15 Novembro 2018
O texto chegou ao Vaticano tarde demais para ser estudado e discutido. Há problemas, de acordo com as normas canônicas e algumas das diretrizes poderiam ser genéricas.
A reportagem é de Andrea Tornielli, publicada por Vatican Insider, 13-11-2018. A tradução é de André Langer.
O adiamento, devido a um pedido da Santa Sé, da votação dos documentos contendo novas medidas antiabusos da Conferência Episcopal dos Estados Unidos, inicialmente provocou a reação previsível de apresentar o Papa Francisco como sendo insensível à seriedade da situação nos Estados Unidos e no Vaticano, como elemento que atravanca a firme vontade dos pastores norte-americanos de combater da melhor forma possível o escandaloso fenômeno.
A pedido da Santa Sé, anunciou o cardeal Daniel DiNardo, da Conferência Episcopal do país, “nós não vamos votar os dois documentos sobre as diretrizes de responsabilidade para os bispos e a comissão especial encarregada de receber as denúncias contra bispos.” DiNardo disse que ficou decepcionado com a decisão, anunciada na segunda-feira, 12 de novembro. Diz ter tomado conhecimento da decisão apenas no dia seguinte.
A decisão do Vaticano foi comunicada à cúpula da Conferência Episcopal com uma carta que o cardeal Marc Ouellet, prefeito da Congregação para os Bispos, enviou no domingo passado ao cardeal DiNardo através do núncio apostólico Christoph Pierre.

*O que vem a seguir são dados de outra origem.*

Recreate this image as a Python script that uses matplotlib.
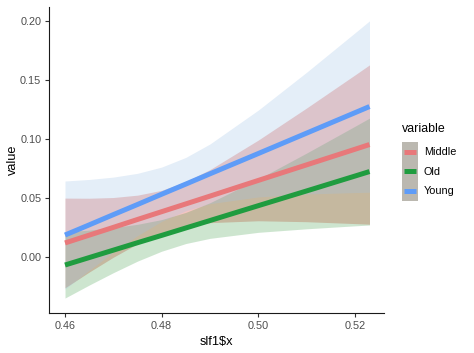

Conforme o Vatican Insider conseguiu averiguar, são três os documentos enviados a Roma pela cúpula do episcopado americano. E teriam chegado há apenas alguns dias. A falta de tempo adequado para estudá-los e discuti-los, bem como algumas perplexidades sobre dois dos três textos, estaria na origem do pedido vaticano.
“Está errado pensar que a Santa Sé não compartilha o objetivo dos bispos estadunidenses, o de contar com instrumentos eficazes para combater o fenômeno dos abusos de crianças e adolescentes e estabelecer pontos firmes em relação à responsabilidade dos bispos – explicou uma fonte do Vaticano envolvida no caso. A razão para o pedido de adiamento da votação não deve ser vista como um obstáculo, mas como um convite para avaliar melhor os textos propostos, inclusive em vista do encontro de fevereiro de todos os presidentes das Conferências Episcopais do mundo com o Papa dedicado à luta contra os abusos. É preciso alcançar o objetivo final da melhor maneira”.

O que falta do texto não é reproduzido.